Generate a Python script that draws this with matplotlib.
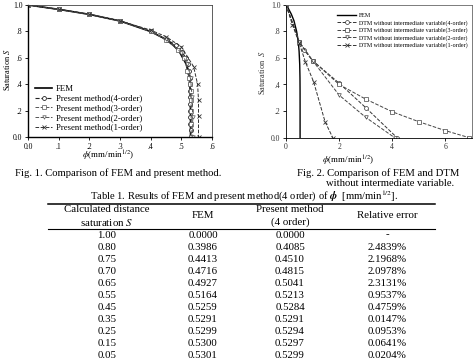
import numpy as np
import matplotlib
matplotlib.use('Agg')
import matplotlib.pyplot as plt
from matplotlib.lines import Line2D

plt.rcParams['font.family'] = ['Liberation Serif', 'DejaVu Serif']
plt.rcParams['mathtext.fontset'] = 'stix'

W, H = 474, 362

# ---------------- data: Fig. 1 ----------------
phi_fem = [0, 0.1, 0.2, 0.3, 0.3986, 0.4413, 0.4716, 0.4927, 0.5164, 0.5259, 0.5291, 0.5299, 0.5300, 0.5301, 0.5301]
s_fem = [1.0, 0.967, 0.929, 0.879, 0.80, 0.75, 0.70, 0.65, 0.55, 0.45, 0.35, 0.25, 0.15, 0.05, 0.0]

phi_4 = [0, 0.1, 0.2, 0.3, 0.4, 0.452, 0.4815, 0.501, 0.515, 0.5213, 0.5255, 0.5284, 0.5289, 0.5291, 0.5293, 0.5294, 0.5296, 0.5297, 0.5298, 0.5299, 0.5300]
s_4 = [1.0, 0.967, 0.929, 0.879, 0.805, 0.735, 0.70, 0.646, 0.60, 0.55, 0.50, 0.45, 0.40, 0.35, 0.30, 0.25, 0.20, 0.15, 0.10, 0.05, 0.0]

phi_3 = [0, 0.1, 0.2, 0.3, 0.4, 0.45, 0.49, 0.51, 0.52, 0.525, 0.528, 0.53, 0.531, 0.532, 0.532, 0.532]
s_3 = [1.0, 0.967, 0.929, 0.879, 0.80, 0.735, 0.66, 0.60, 0.50, 0.45, 0.40, 0.35, 0.28, 0.20, 0.10, 0.0]

phi_2 = [0, 0.1, 0.2, 0.3, 0.4, 0.45, 0.5, 0.52, 0.53, 0.535, 0.537, 0.537]
s_2 = [1.0, 0.967, 0.93, 0.88, 0.80, 0.74, 0.64, 0.55, 0.45, 0.30, 0.15, 0.0]

phi_1 = [0, 0.1, 0.2, 0.3, 0.4, 0.45, 0.5, 0.54, 0.553, 0.556, 0.556, 0.556]
s_1 = [1.0, 0.967, 0.93, 0.88, 0.81, 0.76, 0.684, 0.533, 0.40, 0.28, 0.16, 0.0]

# ---------------- data: Fig. 2 ----------------
dphi_4 = [0, 0.5, 0.68, 1.0, 2.0, 3.0, 4.18]
ds_4 = [1.0, 0.72, 0.66, 0.58, 0.41, 0.226, 0.0]
dphi_3 = [0, 0.5, 1.0, 2.0, 3.0, 4.0, 5.0, 6.0, 6.9]
ds_3 = [1.0, 0.72, 0.58, 0.40, 0.29, 0.195, 0.12, 0.053, 0.0]
dphi_2 = [0, 0.5, 1.0, 2.0, 3.0, 4.09]
ds_2 = [1.0, 0.72, 0.58, 0.32, 0.153, 0.0]
dphi_1 = [0, 0.24, 0.5, 0.73, 1.04, 1.47, 1.76]
ds_1 = [1.0, 0.85, 0.71, 0.57, 0.42, 0.12, 0.0]

# ---------------- data: Table 1 ----------------
tab_s = ['1.00', '0.80', '0.75', '0.70', '0.65', '0.55', '0.45', '0.35', '0.25', '0.15', '0.05']
tab_fem = ['0.0000', '0.3986', '0.4413', '0.4716', '0.4927', '0.5164', '0.5259', '0.5291', '0.5299', '0.5300', '0.5301']
tab_pm = ['0.0000', '0.4085', '0.4510', '0.4815', '0.5041', '0.5213', '0.5284', '0.5291', '0.5294', '0.5297', '0.5299']
tab_err = ['-', '2.4839%', '2.1968%', '2.0978%', '2.3131%', '0.9537%', '0.4759%', '0.0147%', '0.0953%', '0.0641%', '0.0204%']


def px(x, y):
    return x / W, 1 - y / H


fig = plt.figure(figsize=(W / 100, H / 100), dpi=100)

tick_fs = 5.5

# ---------------- Fig. 1 ----------------
ax1 = fig.add_axes([28 / W, 1 - 137 / H, 184 / W, 132 / H])
ax1.plot(phi_fem, s_fem, '-', color='black', lw=1.2, label='FEM')
ax1.plot(phi_4, s_4, '--', color='#222222', lw=0.8, marker='o', ms=2.8, mfc='white', mew=0.6,
         label='Present method(4-order)')
ax1.plot(phi_3, s_3, '--', color='#555555', lw=0.7, marker='s', ms=2.5, mfc='white', mew=0.5,
         label='Present method(3-order)')
ax1.plot(phi_2, s_2, '--', color='#555555', lw=0.7, marker='v', ms=2.5, mfc='white', mew=0.5,
         label='Present method(2-order)')
ax1.plot(phi_1, s_1, '--', color='#333333', lw=0.7, marker='x', ms=2.5, mew=0.6,
         label='Present method(1-order)')
ax1.set_xlim(0, 0.6)
ax1.set_ylim(0, 1.0)
ax1.set_xticks([0, 0.1, 0.2, 0.3, 0.4, 0.5, 0.6])
ax1.set_xticklabels(['0.0', '.1', '.2', '.3', '.4', '.5', '.6'])
ax1.set_yticks([0, 0.2, 0.4, 0.6, 0.8, 1.0])
ax1.set_yticklabels(['0.0', '.2', '.4', '.6', '.8', '1.0'])
ax1.tick_params(labelsize=tick_fs, length=2, width=0.6, pad=2)
for sp in ax1.spines.values():
    sp.set_linewidth(0.6)
    sp.set_color('#444444')
ax1.spines['left'].set_color('black')
ax1.spines['bottom'].set_color('black')
ax1.spines['left'].set_linewidth(1.0)
ax1.spines['bottom'].set_linewidth(1.0)
ax1.legend(loc='upper left', bbox_to_anchor=px(33, 83), bbox_transform=fig.transFigure,
           frameon=False, fontsize=6.3, handlelength=2.0, handletextpad=0.45,
           labelspacing=0.18, borderpad=0.2, borderaxespad=0)

# ---------------- Fig. 2 ----------------
ax2 = fig.add_axes([286 / W, 1 - 137.7 / H, 186 / W, 133 / H])
ax2.plot(phi_fem, s_fem, '-', color='black', lw=1.0, label='FEM')
ax2.plot(dphi_4, ds_4, '--', color='#333333', lw=0.7, marker='o', ms=2.8, mfc='white', mew=0.5,
         label='DTM without intermediate variable(4-order)')
ax2.plot(dphi_3, ds_3, '--', color='#444444', lw=0.7, marker='s', ms=2.6, mfc='white', mew=0.5,
         label='DTM without intermediate variable(3-order)')
ax2.plot(dphi_2, ds_2, '--', color='#444444', lw=0.7, marker='v', ms=2.6, mfc='white', mew=0.5,
         label='DTM without intermediate variable(2-order)')
ax2.plot(dphi_1, ds_1, '--', color='#333333', lw=0.7, marker='x', ms=2.6, mew=0.6,
         label='DTM without intermediate variable(1-order)')
ax2.set_xlim(0, 7)
ax2.set_ylim(0, 1.0)
ax2.set_xticks([0, 2, 4, 6])
ax2.set_yticks([0, 0.2, 0.4, 0.6, 0.8, 1.0])
ax2.set_yticklabels(['0.0', '.2', '.4', '.6', '.8', '1.0'])
ax2.tick_params(labelsize=tick_fs, length=2, width=0.6, pad=2, labelcolor='#333333')
for sp in ax2.spines.values():
    sp.set_linewidth(0.6)
    sp.set_color('#666666')
ax2.spines['left'].set_color('black')
ax2.spines['bottom'].set_color('black')
ax2.legend(loc='upper right', bbox_to_anchor=(1.0, 0.97), frameon=False, fontsize=4.3,
           handlelength=3.2, handletextpad=0.5, labelspacing=0.3, borderpad=0.2)

# axis labels and captions
xl = r'$\phi$(mm/min$^{1/2}$)'
fig.text(*px(108, 159), xl, fontsize=6.5, ha='center', va='baseline')
fig.text(*px(7, 70), 'Saturation $S$', fontsize=6, ha='center', va='center', rotation=90)
fig.text(*px(348, 164), xl, fontsize=6.5, ha='center', va='baseline')
fig.text(*px(262, 73), 'Saturation  $S$', fontsize=6, ha='center', va='center', rotation=90, color='#333333')

cap_fs = 7.7
fig.text(*px(118, 173), 'Fig. 1. Comparison of FEM and present method.', fontsize=cap_fs, ha='center', va='center')
fig.text(*px(378, 173), 'Fig. 2. Comparison of FEM and DTM', fontsize=cap_fs, ha='center', va='center')
fig.text(*px(390, 183.5), 'without intermediate variable.', fontsize=cap_fs, ha='center', va='center')

# ---------------- Table 1 ----------------
fig.text(*px(244, 196), r'Table 1. Results of FEM and present method(4 order) of $\boldsymbol{\phi}$  [mm/min$^{1/2}$].',
         fontsize=7.6, ha='center', va='center')
x0, x1 = 48 / W, 435 / W
fig.add_artist(Line2D([x0, x1], [1 - 203.5 / H] * 2, color='black', lw=1.1))
fig.add_artist(Line2D([x0, x1], [1 - 228.5 / H] * 2, color='black', lw=0.8))

cols = [107, 203, 290, 387]
tfs = 7.8
fig.text(*px(cols[0], 210), 'Calculated distance', fontsize=tfs, ha='center', va='center')
fig.text(*px(cols[0], 222), 'saturation $S$', fontsize=tfs, ha='center', va='center')
fig.text(*px(cols[1], 216), 'FEM', fontsize=tfs, ha='center', va='center')
fig.text(*px(cols[2], 210), 'Present method', fontsize=tfs, ha='center', va='center')
fig.text(*px(cols[2], 222), '(4 order)', fontsize=tfs, ha='center', va='center')
fig.text(*px(cols[3], 216), 'Relative error', fontsize=tfs, ha='center', va='center')

for i in range(len(tab_s)):
    y = 235 + i * 12.1
    for c, vals in zip(cols, [tab_s, tab_fem, tab_pm, tab_err]):
        fig.text(*px(c, y), vals[i], fontsize=tfs, ha='center', va='center')

fig.savefig('out.png', dpi=100)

▶ AIM
Leave out the pictures and restate, word for word, the lines from the top of the data through the line containing "0.15, 0.05, 0.0]", both included.

▶ OUTPUT FOR THIS TASK
Generate a Python script that draws this with matplotlib.
import numpy as np
import matplotlib
matplotlib.use('Agg')
import matplotlib.pyplot as plt
from matplotlib.lines import Line2D

plt.rcParams['font.family'] = ['Liberation Serif', 'DejaVu Serif']
plt.rcParams['mathtext.fontset'] = 'stix'

W, H = 474, 362

# ---------------- data: Fig. 1 ----------------
phi_fem = [0, 0.1, 0.2, 0.3, 0.3986, 0.4413, 0.4716, 0.4927, 0.5164, 0.5259, 0.5291, 0.5299, 0.5300, 0.5301, 0.5301]
s_fem = [1.0, 0.967, 0.929, 0.879, 0.80, 0.75, 0.70, 0.65, 0.55, 0.45, 0.35, 0.25, 0.15, 0.05, 0.0]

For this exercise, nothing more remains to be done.